The center is a member of the Arizona Mining Reform Coalition.

Over a week, Cronkite News left voicemails, emails and a Facebook message seeking comment on the tribal monitoring program from Apache Stronghold, a Native American group that battled the proposed mine for years. Apache Stronghold did not respond.

The copper mine

Oak Flat land was federally protected from development until it became part of a land exchange signed by President Barack Obama in 2014. Under the exchange, the federal government agreed to swap 2,422 acres of public land — including Oak Flat in the Tonto National Forest — to acquire 5,344 acres owned by the mining company.

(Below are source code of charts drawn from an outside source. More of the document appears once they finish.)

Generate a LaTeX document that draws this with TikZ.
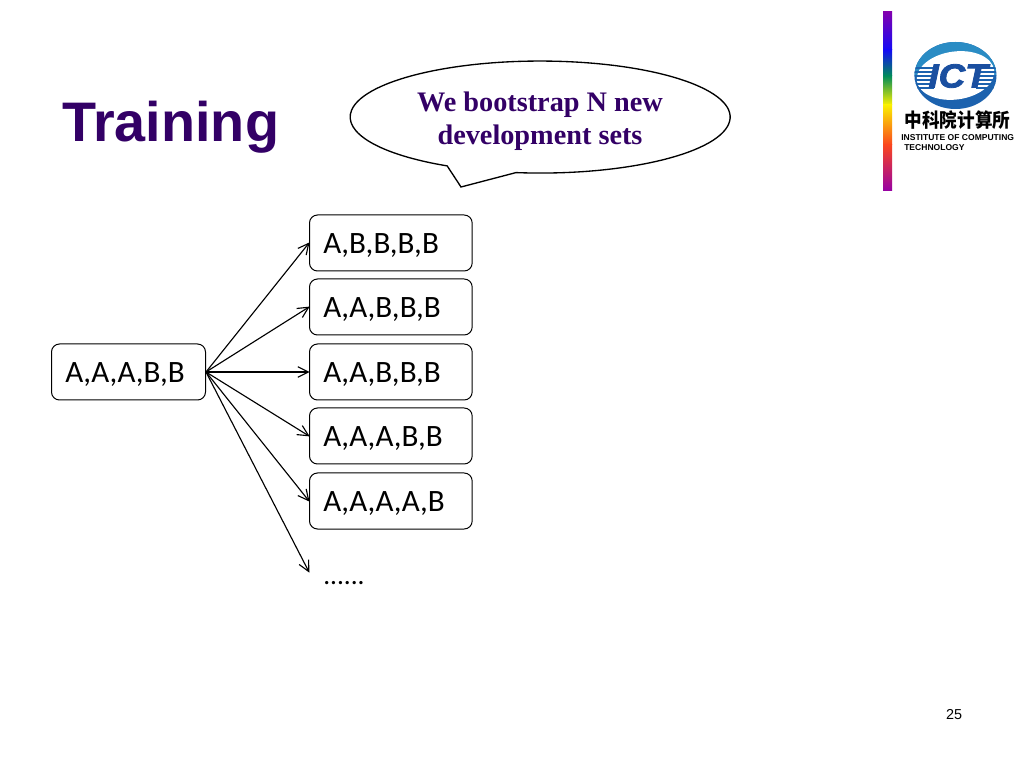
\documentclass[tikz,border=0pt]{standalone}
\usepackage{fontspec}
\setmainfont{Liberation Sans}
\newfontfamily\calfont{Carlito}
\newfontfamily\serfont{Liberation Serif}
\newfontfamily\cjkfont{Noto Sans CJK SC}
\newfontfamily\ictfont[BoldItalicFeatures={FakeBold=2.5}]{Liberation Sans}
\usetikzlibrary{arrows.meta}
\pgfdeclarearrow{
  name=OpenTip,
  setup code={\pgfarrowssettipend{0.4pt}\pgfarrowssetlineend{0pt}\pgfarrowssetvisualbackend{-1pt}\pgfarrowssetbackend{-8pt}},
  drawing code={\pgfsetdash{}{0pt}\pgfsetmiterjoin
    \pgfpathmoveto{\pgfqpoint{-8pt}{4pt}}\pgfpathlineto{\pgfpointorigin}\pgfpathlineto{\pgfqpoint{-8pt}{-4pt}}\pgfusepathqstroke},
}
\definecolor{titlepurple}{HTML}{330066}
\definecolor{ictteal}{HTML}{2A8CC4}
\definecolor{ictblue}{HTML}{1C62AE}
\definecolor{ictdark}{HTML}{1A4FA0}
\definecolor{barpurple}{RGB}{130,0,175}
\definecolor{barblue}{RGB}{20,10,245}
\definecolor{bargreen}{RGB}{0,140,90}
\definecolor{baryellow}{RGB}{250,240,0}
\definecolor{barred}{RGB}{250,70,30}
\definecolor{barmag}{RGB}{150,0,165}
\tikzset{
  setbox/.style={draw=black,line width=0.75pt,rounded corners=6pt,fill=white,minimum height=42pt,anchor=west,inner sep=0pt},
  boxtext/.style={font=\calfont\fontsize{23.3}{28}\selectfont,text=black},
  link/.style={draw=black,line width=0.85pt,-{OpenTip}},
}
\begin{document}
\begin{tikzpicture}[x=0.75pt,y=0.75pt]
\useasboundingbox (0,0) rectangle (1024,768);
\fill[white] (0,0) rectangle (1024,768);
% colour bar
\shade[top color=barpurple,bottom color=barblue] (883,756) rectangle (892,718);
\shade[top color=barblue,bottom color=bargreen] (883,718.2) rectangle (892,692);
\shade[top color=bargreen,bottom color=baryellow] (883,692.2) rectangle (892,663);
\shade[top color=baryellow,bottom color=barred] (883,663.2) rectangle (892,623);
\shade[top color=barred,bottom color=barmag] (883,623.2) rectangle (892,577);
% logo
\fill[ictblue] (955.5,692.5) ellipse[x radius=41,y radius=33.5];
\begin{scope}
\clip (955.5,692.5) ellipse[x radius=41,y radius=33.5];
\fill[ictteal] (914,692) rectangle (997,727);
\end{scope}
\fill[white,rotate around={8:(955.5,692.5)}] (955.5,692.5) ellipse[x radius=39,y radius=24];
\begin{scope}
\clip (955.5,692.5) ellipse[x radius=41,y radius=33.5];
\foreach \yy in {680,684,688,692,696,700}{
  \draw[ictblue,line width=1.7pt] (914,\yy) -- (934,\yy);
  \draw[ictblue,line width=1.7pt] (976,\yy) -- (997,\yy);
}
\end{scope}
\node[inner sep=0pt,text=ictdark,xscale=1.1,font=\ictfont\bfseries\itshape\fontsize{25}{26}\selectfont] (ict) at (958,692) {ICT};
\node[inner sep=0pt,anchor=center,yscale=1.1,font=\cjkfont\bfseries\fontsize{13.2}{14}\selectfont] (cn) at (957.5,647.5) {中科院计算所};
\node[inner sep=0pt,anchor=base west,font=\bfseries\fontsize{6.4}{7}\selectfont] (inst) at (901,627) {INSTITUTE OF COMPUTING};
\node[inner sep=0pt,anchor=base west,font=\bfseries\fontsize{6.4}{7}\selectfont] (tech) at (904,617) {TECHNOLOGY};
% title
\node[inner sep=0pt,anchor=base west,text=titlepurple,font=\bfseries\fontsize{41.8}{45}\selectfont] (title) at (62,626) {Training};
% callout
\draw[black,line width=1pt,fill=white] (516,595.4) arc[start angle=-97.3,end angle=240.7,x radius=190,y radius=56] -- (461,581) -- cycle;
\node[inner sep=0pt,anchor=base,text=titlepurple,font=\serfont\bfseries\fontsize{21.2}{25}\selectfont] (c1) at (540,656) {We bootstrap N new};
\node[inner sep=0pt,anchor=base,text=titlepurple,font=\serfont\bfseries\fontsize{21.2}{25}\selectfont] (c2) at (540,623) {development sets};
% boxes
\node[setbox,minimum width=115.5pt] (src) at (51,396) {};
\node[boxtext,inner sep=0pt,anchor=base west] (srct) at (65,385) {A,A,A,B,B};
\foreach \n/\y/\t in {a/525/{A,B,B,B,B},b/461/{A,A,B,B,B},c/396/{A,A,B,B,B},d/332/{A,A,A,B,B},e/267/{A,A,A,A,B}}{
  \node[setbox,minimum width=122pt] (\n) at (309,\y) {};
  \node[boxtext,inner sep=0pt,anchor=base west] (\n t) at (323,\y-11) {\t};
}
\coordinate (more) at (309,196);
\node[inner sep=0pt,anchor=base west,font=\calfont\fontsize{20.5}{25}\selectfont] (dots) at (323,184) {......};
\foreach \n in {a,b,c,d,e}{ \draw[link] (src.east) -- (\n.west); }
\draw[link] (src.east) -- (more);
% page number
\node[inner sep=0pt,anchor=base,font=\fontsize{10.8}{12}\selectfont] (pg) at (954,49) {25};
\end{tikzpicture}
\end{document}
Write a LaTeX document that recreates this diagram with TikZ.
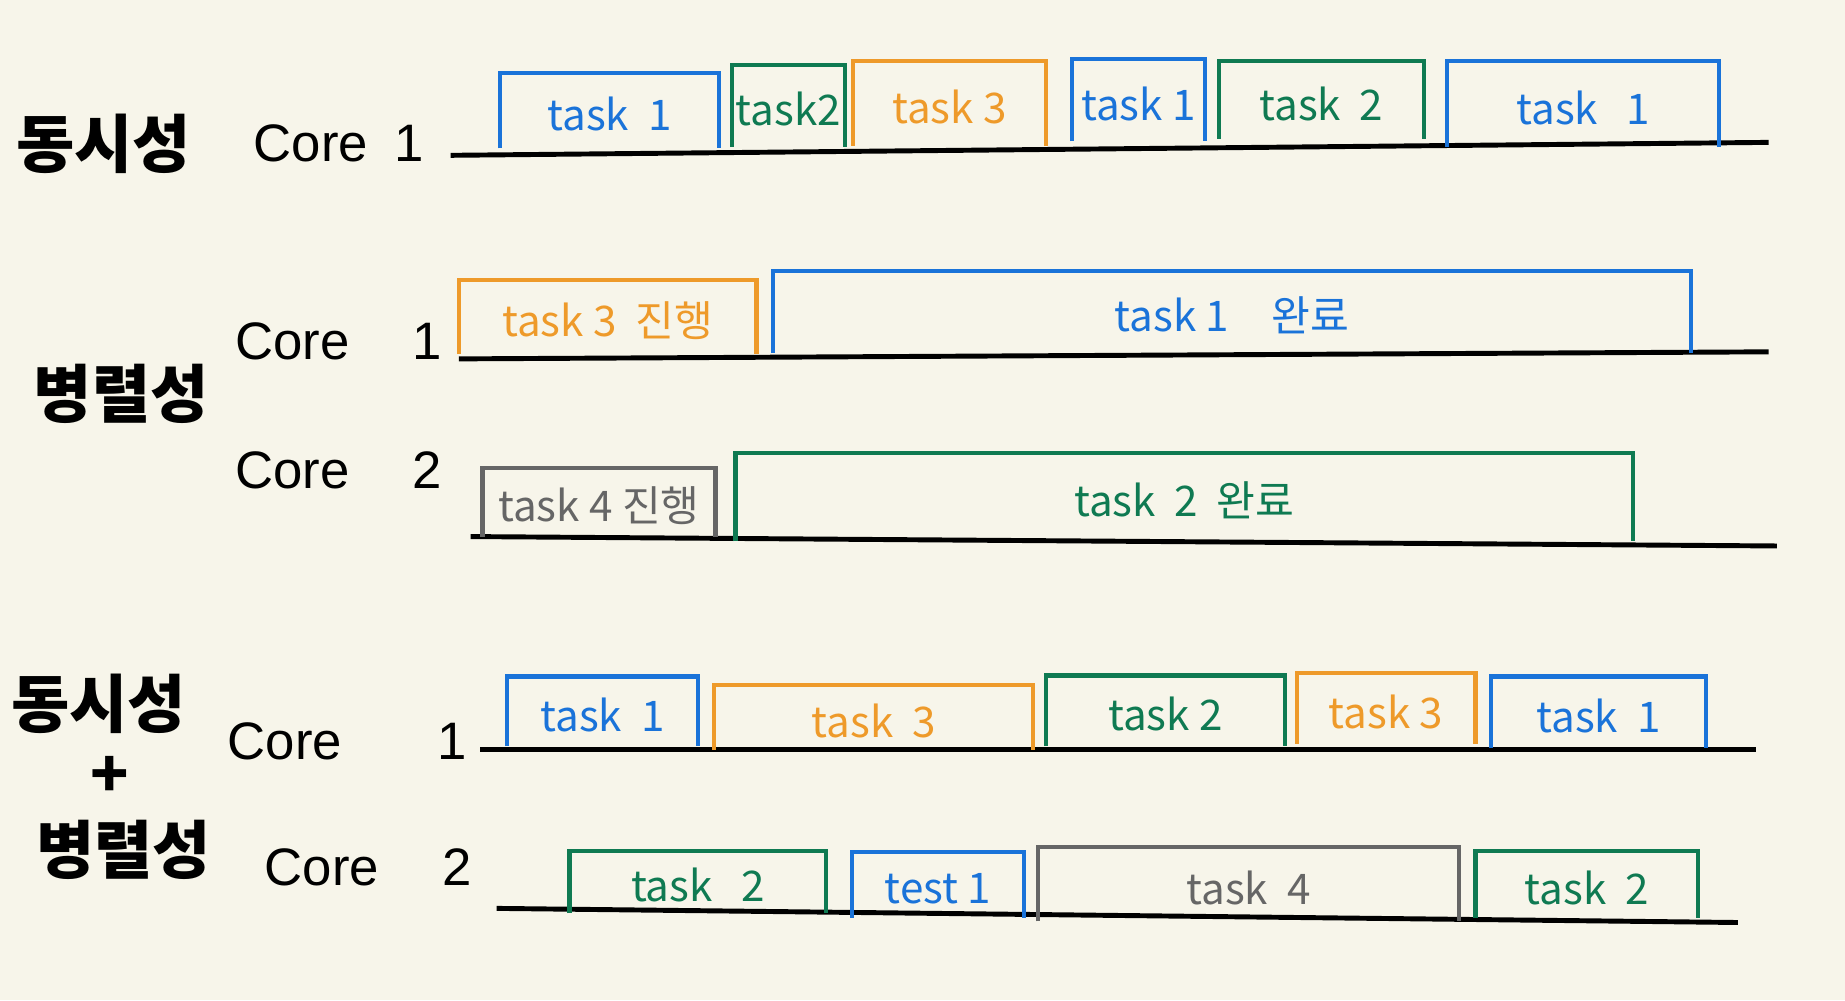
\documentclass[tikz,border=0pt]{standalone}
\usepackage{fontspec}
\setmainfont{Liberation Sans}
\newfontfamily\kor{Noto Sans CJK KR}
\usepackage{xcolor}
\definecolor{paper}{HTML}{F7F5EA}
\definecolor{cBlue}{HTML}{1A73D9}
\definecolor{cGreen}{HTML}{0F7A52}
\definecolor{cOrange}{HTML}{EE9A2A}
\definecolor{cGray}{HTML}{666666}
\tikzset{
  slot/.style={line width=1.2pt},
  axis/.style={line width=1.4pt,black},
  tasklabel/.style={font=\kor\fontsize{12}{12}\selectfont},
  corelabel/.style={font=\fontsize{15}{15}\selectfont,anchor=center},
  headlabel/.style={font=\kor\bfseries\fontsize{18}{18}\selectfont}
}
\begin{document}
\begin{tikzpicture}[x=0.011767cm,y=-0.011767cm]
    \useasboundingbox (0,0) rectangle (1568,850);
    \fill[paper] (0,0) rectangle (1568,850);

    % Zeitachsen
    \coordinate (a1s) at (383,132); \coordinate (a1e) at (1503,121);
    \coordinate (a2s) at (390,305); \coordinate (a2e) at (1503,299);
    \coordinate (a3s) at (400,456); \coordinate (a3e) at (1510,464);
    \coordinate (a4s) at (408,637); \coordinate (a4e) at (1492,637);
    \coordinate (a5s) at (422,772); \coordinate (a5e) at (1477,784);
    \foreach \n in {1,...,5}
      \draw[axis] (a\n s) -- (a\n e);

    % Ueberschriften
    \node[headlabel] (h1) at (88,122) {동시성};
    \node[headlabel] (h2) at (103,335) {병렬성};
    \node[headlabel] (h3) at (84,598) {동시성};
    \node[headlabel] (h4) at (93,660) {+};
    \node[headlabel] (h5) at (105,722) {병렬성};

    % Kerne
    \node[corelabel] (c1) at (288,122) {Core\hspace{0.5em}1};
    \node[corelabel] (c2) at (288,290) {Core\hspace{1.2em}1};
    \node[corelabel] (c3) at (288,400) {Core\hspace{1.2em}2};
    \node[corelabel] (c4) at (295,630) {Core\hspace{1.8em}1};
    \node[corelabel] (c5) at (313,737) {Core\hspace{1.2em}2};

    % Aufgaben: x1/x2/top/base/colour/text
    \foreach \xa/\xb/\yt/\yb/\col/\txt [count=\i] in {
      425/611/62/126/cBlue/{task\ \ 1},
      622/718/55/125/cGreen/{task2},
      725/889/52/124/cOrange/{task 3},
      911/1024/50/120/cBlue/{task 1},
      1036/1210/52/118/cGreen/{task\ \ 2},
      1230/1461/52/125/cBlue/{task\ \ \ 1},
      390/643/238/301/cOrange/{task 3\ \ 진행},
      657/1437/230/300/cBlue/{task 1\quad 완료},
      410/608/398/456/cGray/{task 4\ 진행},
      625/1388/385/460/cGreen/{task\ \ 2\ \ 완료},
      431/593/575/634/cBlue/{task\ \ 1},
      607/878/582/637/cOrange/{task\ \ 3},
      889/1092/574/634/cGreen/{task 2},
      1102/1254/572/632/cOrange/{task 3},
      1267/1450/575/636/cBlue/{task\ \ 1},
      484/702/723/776/cGreen/{task\ \ \ 2},
      724/870/724/780/cBlue/{test 1},
      882/1240/720/783/cGray/{task\ \ 4},
      1254/1443/723/780/cGreen/{task\ \ 2}} {
      \draw[slot,\col] (\xa,\yb) -- (\xa,\yt) -- (\xb,\yt) -- (\xb,\yb);
      \node[tasklabel,text=\col] (t\i) at ({(\xa+\xb)/2},{(\yt+\yb)/2+3}) {\txt};
    }
\end{tikzpicture}
\end{document}
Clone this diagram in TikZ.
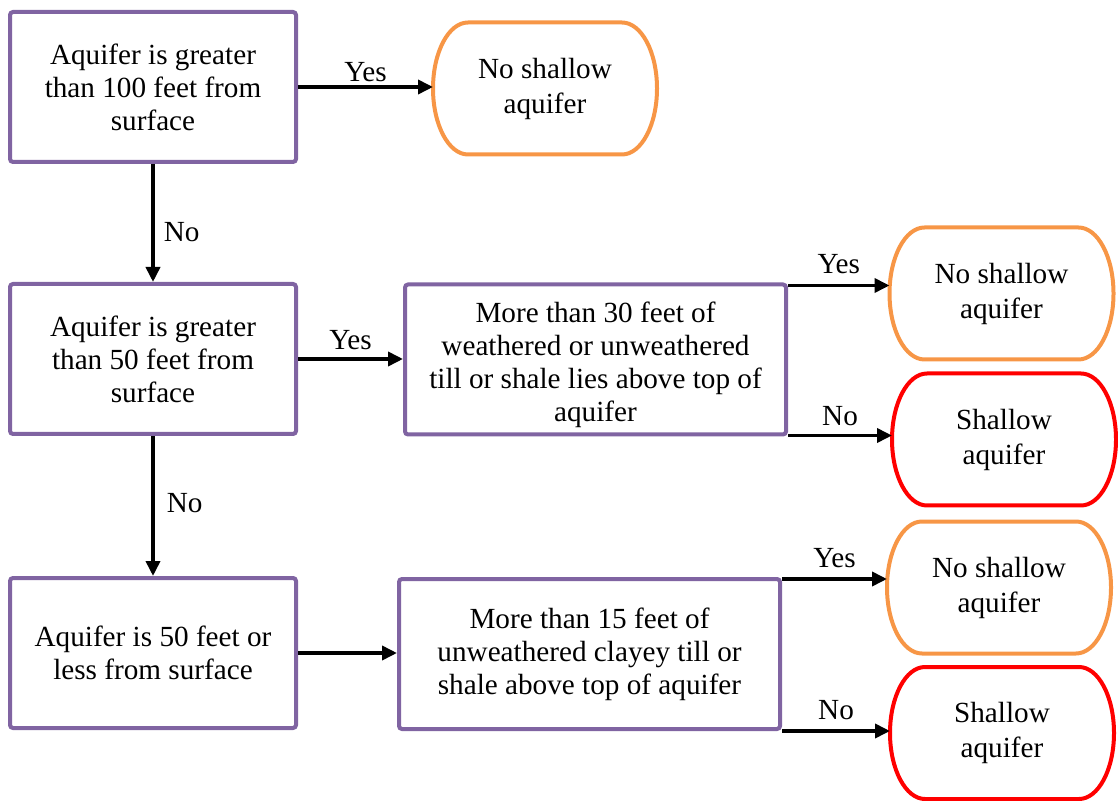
\documentclass[tikz,border=0pt]{standalone}
\usepackage{fontspec}
\setmainfont{Liberation Serif}
\usetikzlibrary{arrows.meta,positioning}
\definecolor{flowInk}{HTML}{000000}
\definecolor{flowPurple}{HTML}{8064A2}
\definecolor{flowOrange}{HTML}{F79646}
\definecolor{flowRed}{HTML}{FF0000}
\newcommand\termrx{17.5pt}
\newcommand\termry{33pt}
\newcommand\termframe[2]{%
  \draw[flow frame, draw=#2]
    ([xshift=-\termrx]#1.north east) -- ([xshift=\termrx]#1.north west)
    arc[start angle=90, end angle=270, x radius=\termrx, y radius=\termry]
    -- ([xshift=-\termrx]#1.south east)
    arc[start angle=-90, end angle=90, x radius=\termrx, y radius=\termry]
    -- cycle;}
\tikzset{
  every picture/.style={font={\fontsize{14.6}{16.5}\selectfont}, text=flowInk},
  flow box/.style={draw=flowPurple, line width=2pt, rounded corners=1.5pt,
    fill=white, align=center, minimum width=143pt, minimum height=75pt,
    inner sep=2pt},
  flow check/.style={flow box, minimum width=190.5pt},
  flow end/.style={align=center, inner sep=0pt, outer sep=0pt,
    font={\fontsize{14.6}{17.5}\selectfont},
    minimum width=112pt, minimum height=66pt},
  flow frame/.style={line width=2pt},
  flow arrow/.style={-{Triangle[length=7.5pt,width=7pt]},
    draw=flowInk, line width=1.8pt},
  flow label/.style={inner sep=0pt}
}

\begin{document}
\begin{tikzpicture}[x=0.5pt,y=-0.5pt]
  \useasboundingbox (0,0) rectangle (1118,801);
  \node[flow box] (a1) at (153,87) {Aquifer is greater\\than 100 feet from\\surface};
  \node[flow box] (a2) at (153,359) {Aquifer is greater\\than 50 feet from\\surface};
  \node[flow box] (a3) at (153,653) {Aquifer is 50 feet or\\less from surface};
  \node[flow check] (d2) at (595.5,359.5)
    {\rule{0pt}{16pt}More than 30 feet of\\weathered or unweathered\\till or shale lies above top of\\aquifer};
  \node[flow check] (d3) at (589.5,654)
    {More than 15 feet of\\unweathered clayey till or\\shale above top of aquifer};
  \node[flow end] (t1) at (545,88.5) {No shallow\\aquifer};
  \node[flow end] (t2) at (1001.5,293.5) {No shallow\\aquifer};
  \node[flow end] (s2) at (1004,439.5) {Shallow\\aquifer};
  \node[flow end] (t3) at (999,587.5) {No shallow\\aquifer};
  \node[flow end] (s3) at (1002,733) {Shallow\\aquifer};
  \termframe{t1}{flowOrange}
  \termframe{t2}{flowOrange}
  \termframe{s2}{flowRed}
  \termframe{t3}{flowOrange}
  \termframe{s3}{flowRed}

  \coordinate (d2yes) at ([yshift=-1.5pt]d2.north east);
  \coordinate (d2no) at ([yshift=0.5pt]d2.south east);
  \coordinate (d3yes) at ([yshift=-1pt]d3.north east);
  \coordinate (d3no) at (d3.south east);

  \draw[flow arrow] (a1.east) -- node[flow label, above=1.5pt] (yes1) {Yes} (a1.east -| t1.west);
  \draw[flow arrow] (a1.south) -- node[flow label, right=4.5pt, pos=0.58] (no1) {No} (a2.north);
  \draw[flow arrow] (a2.east) -- node[flow label, above=3.5pt] (yes2) {Yes} (a2.east -| d2.west);
  \draw[flow arrow] (a2.south) -- node[flow label, right=6pt, pos=0.48] (no2) {No} (a3.north);
  \draw[flow arrow] (a3.east) -- (a3.east -| d3.west);
  \draw[flow arrow] (d2yes) -- node[flow label, above=5pt] (yes3) {Yes} (d2yes -| t2.west);
  \draw[flow arrow] (d2no) -- node[flow label, above=4pt] (no3) {No} (d2no -| s2.west);
  \draw[flow arrow] (d3yes) -- node[flow label, above=4.5pt] (yes4) {Yes} (d3yes -| t3.west);
  \draw[flow arrow] (d3no) -- node[flow label, above=4.5pt] (no4) {No} (d3no -| s3.west);
\end{tikzpicture}
\end{document}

It’s unclear when the copper mine would become fully operational. Resolution Copper is still in the permitting process, including getting approval by the federal government under the requirements of the National Environmental Policy Act, according to the company’s website.

The Tonto National Forest land the tribal monitors are surveying includes the proposed mine site and areas where tailings, pipelines and mine-related facilities could placed, said Victoria Peacey, senior manager of permitting and approvals for Resolution Copper, in an email to Cronkite News.

The U.S. Forest Service now is working on an Environmental Impact Statement necessary to move forward with permits for the mine. Information gathered by tribal monitors will be included in that report.

Peacey said Resolution Copper “is exceptionally proud” to fund the monitoring program but declined to say how much it costs. The monitors are hired through WestLand Resources, an environmental consulting firm contracted by Resolution Copper.

“Something that I think is really important is that there is mutually beneficial outcomes when we listen to communities’ perspectives and especially when we listen to Native Americans’ perspectives and we respect their priorities,” Peacey said.“They have historical and cultural connections with the land that we don’t have. We already need to complete these baseline studies as part of our environmental impact statement, so why not work together? I think this collaboration is really in line with being a good neighbor.”

The uncertainty

Every Friday, Shingoitewa drives five hours home to Mùnqapi after a week in the field with his crew. It’s a long haul but worth it.

He’s a marathon runner, and sometimes he runs on one of the many nearby mesas.

It takes him away from the challenges of the job — the paperwork, the management and the uncertainty of the future of the sites carefully documented by the monitors.

Shingoitewa and other monitors hope that by recording their findings, the sites and artifacts will be left alone.

“When we find things, we put them back to where it was at,” he said. “It was left for a reason, so we don’t mess with a lot of this stuff. We respect what’s here, who was here.”

And if the mine goes forward as expected, then “at least maybe we can influence part of the decision” and protect some ancestral sites, he said.

That, he said, would “be a win for us.”